= Sultana, Rajasthan =

Sultana is a town located in the Jhunjhunu District of the Indian state of Rajasthan. It falls under the Jaipur Division and is situated 25 km east of the district headquarters, Jhunjhunu, and about 200 km from the state capital, Jaipur.

The PIN code of Sultana is 333028, and the postal head office is in Sultana.

Nearby villages include Kithana (4 km), Kishorpura ( 2.5 km), Ardawata (7 km), Bhukana (8 km), Nari (8 km), and Silarpuri (8 km). The town is geographically surrounded by Jhunjhunu Tehsil to the west, Khetri Tehsil to the east, and Chirawa Tehsil to the north.

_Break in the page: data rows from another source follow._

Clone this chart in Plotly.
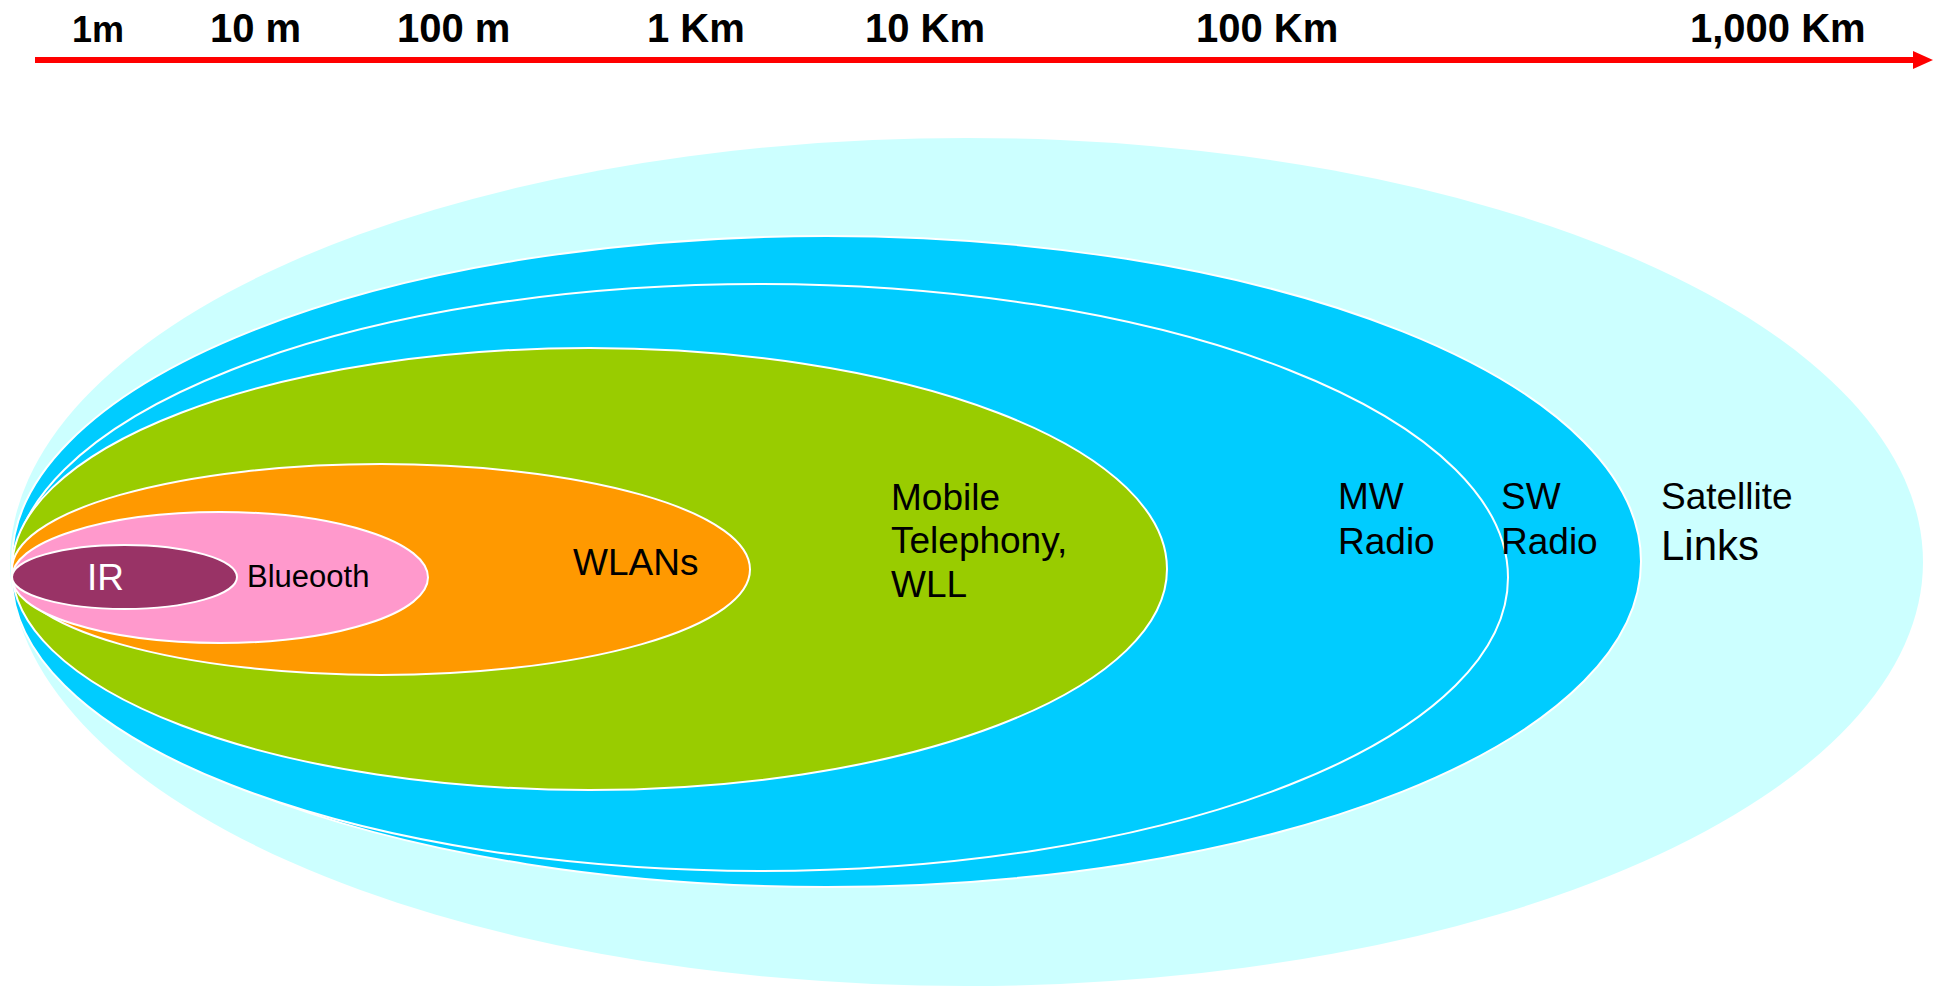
import plotly.graph_objects as go

W, H = 1937, 986

# ---- Axis (distance scale) ----
tick_labels = ["1m", "10 m", "100 m", "1 Km", "10 Km", "100 Km", "1,000 Km"]
tick_x = [98, 255, 453, 696, 925, 1267, 1778]
tick_y = [29, 28, 28, 28, 28, 28, 28]
tick_size = [36, 40, 40, 40, 40, 40, 40]
axis_y = 60
axis_x0, axis_x1 = 35, 1933
head_len, head_half = 20, 9

# ---- Coverage ellipses (outermost first) ----
names = ["Satellite", "SW Radio", "MW Radio", "Mobile", "WLAN", "Bluetooth", "IR"]
ell_left = [10, 12, 12, 12, 12, 12, 12]
ell_right = [1923, 1641, 1508, 1167, 750, 428, 237]
ell_top = [138, 236, 284, 348, 464, 512, 545]
ell_bottom = [986, 887, 871, 790, 675, 643, 609]
ell_color = ["#CCFFFF", "#00CCFF", "#00CCFF", "#99CC00", "#FF9900", "#FF99CC", "#993366"]
ell_line = [0, 2, 2, 2, 2, 2, 2]

# ---- Region labels (one entry per text line) ----
lab_text = ["IR", "Blueooth", "WLANs", "Mobile", "Telephony,", "WLL",
            "MW", "Radio", "SW", "Radio", "Satellite", "Links"]
lab_x = [105, 308, 635, 889, 889, 889, 1336, 1336, 1499, 1499, 1659, 1659]
lab_y = [577, 576, 562, 497, 540, 584, 496, 541, 496, 541, 496, 545]
lab_size = [37, 31, 37, 37, 37, 37, 37, 37, 37, 37, 37, 42]
lab_anchor = ["center", "center", "center", "left", "left", "left",
              "left", "left", "left", "left", "left", "left"]
lab_color = ["white"] + ["black"] * 11

FONT = "Liberation Sans, Arial, Helvetica, sans-serif"

fig = go.Figure()
# invisible trace to establish axes
fig.add_trace(go.Scatter(x=[0, W], y=[0, H], mode="markers",
                         marker=dict(opacity=0), hoverinfo="skip", showlegend=False))

shapes = []
for i in range(len(names)):
    shapes.append(dict(
        type="circle", xref="x", yref="y",
        x0=ell_left[i], x1=ell_right[i], y0=ell_top[i], y1=ell_bottom[i],
        fillcolor=ell_color[i],
        line=dict(color="white", width=ell_line[i]) if ell_line[i] else dict(width=0),
        layer="below",
    ))

# axis arrow
shapes.append(dict(type="line", xref="x", yref="y",
                   x0=axis_x0, x1=axis_x1 - head_len + 2, y0=axis_y, y1=axis_y,
                   line=dict(color="#FF0000", width=6)))
shapes.append(dict(type="path", xref="x", yref="y",
                   path=f"M {axis_x1 - head_len},{axis_y - head_half} L {axis_x1},{axis_y} "
                        f"L {axis_x1 - head_len},{axis_y + head_half} Z",
                   fillcolor="#FF0000", line=dict(width=0)))

annotations = []
for t, x, y, s in zip(tick_labels, tick_x, tick_y, tick_size):
    annotations.append(dict(x=x, y=y, xref="x", yref="y", text=f"<b>{t}</b>",
                            showarrow=False, xanchor="center", yanchor="middle",
                            font=dict(family=FONT, size=s, color="black")))
for t, x, y, s, a, c in zip(lab_text, lab_x, lab_y, lab_size, lab_anchor, lab_color):
    annotations.append(dict(x=x, y=y, xref="x", yref="y", text=t,
                            showarrow=False, xanchor=a, yanchor="middle", align="left",
                            font=dict(family=FONT, size=s, color=c)))

fig.update_layout(
    width=W, height=H,
    margin=dict(l=0, r=0, t=0, b=0, pad=0),
    paper_bgcolor="white", plot_bgcolor="white",
    xaxis=dict(range=[0, W], visible=False, fixedrange=True),
    yaxis=dict(range=[H, 0], visible=False, fixedrange=True),
    shapes=shapes, annotations=annotations, showlegend=False,
)

fig.write_html("out.html", config={"displayModeBar": False})
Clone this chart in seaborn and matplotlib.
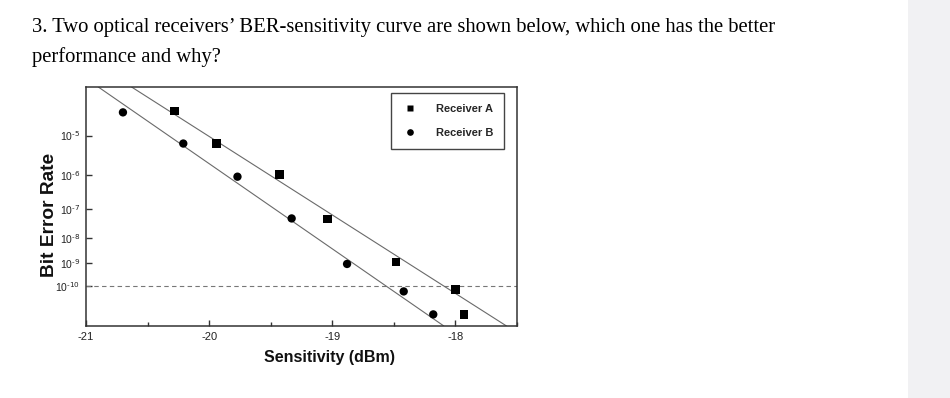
import numpy as np
import pandas as pd
import matplotlib
matplotlib.use('Agg')
import matplotlib.pyplot as plt
import seaborn as sns
from matplotlib.ticker import FixedLocator, NullLocator, MultipleLocator
from matplotlib.patches import Rectangle

# --- data ---
sens_a = [-20.28, -19.94, -19.43, -19.04, -18.48, -18.00, -17.93]
ber_a = [3.4e-5, 6.5e-6, 1.05e-6, 4.5e-8, 1.15e-9, 7.2e-11, 4.2e-12]
sens_b = [-20.70, -20.21, -19.77, -19.33, -18.88, -18.42, -18.18]
ber_b = [3.2e-5, 6.5e-6, 9.1e-7, 4.8e-8, 9.5e-10, 5.8e-11, 4.2e-12]

# fitted straight lines (end points)
fit_a_sens = [-20.63, -17.585]
fit_a_ber = [1e-4, 1e-12]
fit_b_sens = [-20.90, -18.094]
fit_b_ber = [1e-4, 1e-12]

ref_ber = 1e-10
ytick_vals = [1e-5, 1e-6, 1e-7, 1e-8, 1e-9, 1e-10]
ytick_labels = [r'10$^{\text{-5}}$', r'10$^{\text{-6}}$', r'10$^{\text{-7}}$',
                r'10$^{\text{-8}}$', r'10$^{\text{-9}}$', r'10$^{\text{-10}}$']
xtick_vals = [-21, -20, -19, -18]

question_1 = "3. Two optical receivers\u2019 BER-sensitivity curve are shown below, which one has the better"
question_2 = "performance and why?"

df = pd.DataFrame({
    'sens': sens_a + sens_b,
    'ber': ber_a + ber_b,
    'receiver': ['Receiver A'] * len(sens_a) + ['Receiver B'] * len(sens_b),
})

sns.set_style('ticks')
plt.rcParams['font.family'] = ['Liberation Sans', 'DejaVu Sans']
plt.rcParams['mathtext.default'] = 'regular'


# BER axis: -log10(-log10(BER)), the usual "erfc" style BER scale
def ber_fwd(y):
    y = np.clip(np.asarray(y, dtype=float), 1e-300, 0.999999)
    return -np.log10(-np.log10(y))


def ber_inv(t):
    return 10.0 ** (-(10.0 ** (-np.asarray(t, dtype=float))))


fig = plt.figure(figsize=(9.5, 3.98), dpi=100)
fig.patch.set_facecolor('white')
# grey side panel of the page
fig.patches.append(Rectangle((908 / 950, 0), 42 / 950, 1, transform=fig.transFigure,
                             facecolor='#f1f1f3', edgecolor='none', zorder=0))

ax = fig.add_axes([86 / 950, 72 / 398, 431 / 950, 239 / 398])

sns.scatterplot(data=df, x='sens', y='ber', hue='receiver', style='receiver',
                markers={'Receiver A': 's', 'Receiver B': 'o'},
                palette={'Receiver A': 'black', 'Receiver B': 'black'},
                s=36, edgecolor='none', ax=ax, zorder=3, legend=True)

ax.plot(fit_a_sens, fit_a_ber, color='#6a6a6a', lw=0.8, zorder=2)
ax.plot(fit_b_sens, fit_b_ber, color='#6a6a6a', lw=0.8, zorder=2)
ax.axhline(ref_ber, color='#777777', lw=0.8, ls=(0, (4, 3)), zorder=1)

ax.set_yscale('function', functions=(ber_fwd, ber_inv))
ax.set_ylim(1e-12, 1e-4)
ax.set_xlim(-21, -17.5)

ax.yaxis.set_major_locator(FixedLocator(ytick_vals))
ax.set_yticklabels(ytick_labels)
ax.yaxis.set_minor_locator(NullLocator())
ax.set_xticks(xtick_vals)
ax.set_xticklabels([str(v) for v in xtick_vals])
ax.xaxis.set_minor_locator(MultipleLocator(0.5))

ax.tick_params(axis='both', which='major', direction='in', length=4, width=1,
               color='#333333', labelsize=8, labelcolor='#222222')
ax.tick_params(axis='x', which='minor', direction='in', length=3, width=1, color='#333333')
ax.tick_params(axis='x', which='major', pad=4)
ax.tick_params(axis='y', which='major', pad=4, labelsize=7.5)

for sp in ax.spines.values():
    sp.set_color('#333333')
    sp.set_linewidth(1.1)

ax.set_xlabel('Sensitivity (dBm)', fontsize=11.5, fontweight='bold', color='#111111')
ax.set_ylabel('Bit Error Rate', fontsize=13.8, fontweight='bold', color='#111111')
ax.xaxis.set_label_coords(0.566, -0.1)
ax.yaxis.set_label_coords(-0.064, 0.464)

handles, labels = ax.get_legend_handles_labels()
leg = ax.legend(handles=handles, labels=labels, loc='upper right',
                bbox_to_anchor=(0.97, 0.975), borderaxespad=0, frameon=True,
                fancybox=False, framealpha=1, edgecolor='#444444',
                prop={'size': 8, 'weight': 'bold'}, markerscale=0.8,
                borderpad=1.0, labelspacing=1.25, handlelength=1.4, handletextpad=1.6)
leg.get_frame().set_linewidth(1.0)

fig.text(32 / 950, 1 - 32 / 398, question_1, fontsize=14.9, family='Liberation Serif',
         va='baseline', ha='left', color='black')
fig.text(32 / 950, 1 - 62 / 398, question_2, fontsize=14.9, family='Liberation Serif',
         va='baseline', ha='left', color='black')

fig.savefig('out.png', dpi=100)
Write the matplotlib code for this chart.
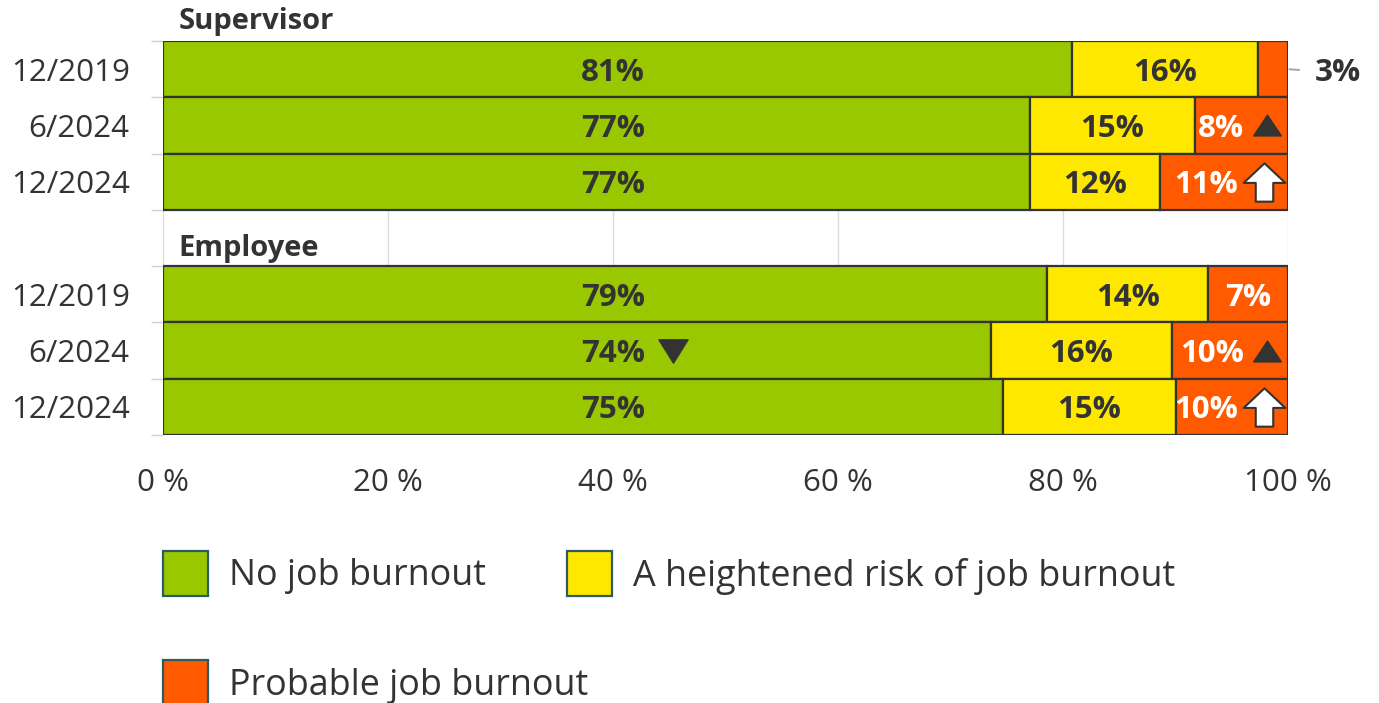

The region is predominantly inhabited by Marwaris, with main castes including Ahirs, Rajputs, Jats, and Muslims. With a population over 40000, Sultana is a well-developed town featuring several services such as banks, hospitals, a power station, a police sub station, a post office, towers (Shree tower), schools, and a library (Shree international Library).

==Travel==
Sultana is not accessible directly by rail. The nearest railway stations is Chirawa (12 km) served by Northern Western Railway and lying on the Sikar-Loharu Broad Gauge section.